Let $\left|\alpha \right|\le 1$, the condition (40) be fulfilled, ${\tau }_i\in (0,1]$, $t\in [0,1]$ and

$${\mathcal{I}}_{01}^q\left(\sum _{i=1}^m{\kappa }_i\left(t\right)\right)\le 1.$$

(42)

Then, the homogeneous problem

$$x\left(0\right)+\alpha x\left(1\right)=0$$

with FFDE

$$D_0^q\left(x\left(t\right)\right)=\sum _{i=1}^m{\kappa }_i\left(t\right)x\left({\tau }_{i}t\right),t\in [0,1],$$

only has the trivial solution and, for every $c\in {\mathbb{R}}^n$ and $r\in L_1([0,1],{\mathbb{R}}_{\varsigma }^n)$ satisfying (17), the solution to the nonhomogeneous problem (34), (35) has the property (7).

Proof of Theorem 4.

To prove Theorem 4, we use Theorem 3 with the operator l defined by (37) and the fractional integral

$${\mathcal{I}}_{01}^q\left(\sum _{i=1}^m{\kappa }_i\left(t\right)\right)=\frac{1}{\Gamma (q-1)}{\int }_0^1{(t-s)}^{q-1}\left(\sum _{i=1}^m{\kappa }_i\left(s\right)\right)ds.$$

In such notation, we have that the inequality (33) from Theorem 3 is the inequality (42) from Theorem 4. □

7. Conclusions

In this paper, we studied the boundary value problem for FFDEs related to $\varsigma$-nonpositive operators. The precise conditions on the unique solvability of the problem were obtained.
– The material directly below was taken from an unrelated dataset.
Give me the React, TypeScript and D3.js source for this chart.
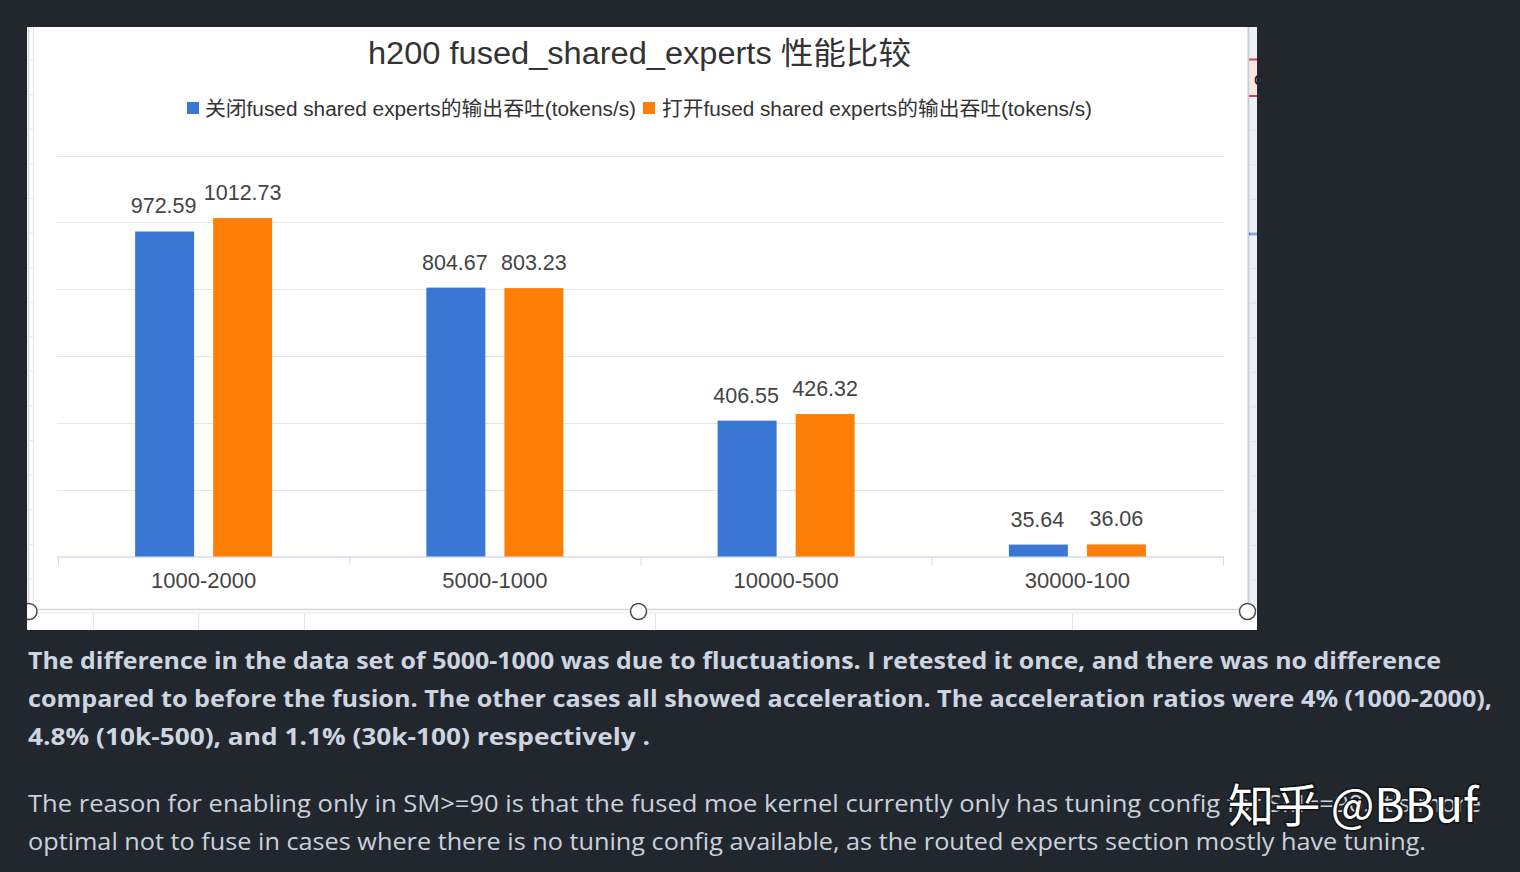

The results represent improvement, because they extend the class of considered FFDEs expressed by $\varsigma$-nonpositive operators to the boundary value problem $x\left(a\right)+\alpha x\left(b\right)=c$, in contrast to the initial value problems described in [15,17,18]. The calculated results can be easily applied to various problems, because these conditions do not require the calculation of fractional derivatives (Theorem 3). We expect that, in the future, there will be considerable interest in applying similar methods to the boundary value problem for nonlinear FFDEs.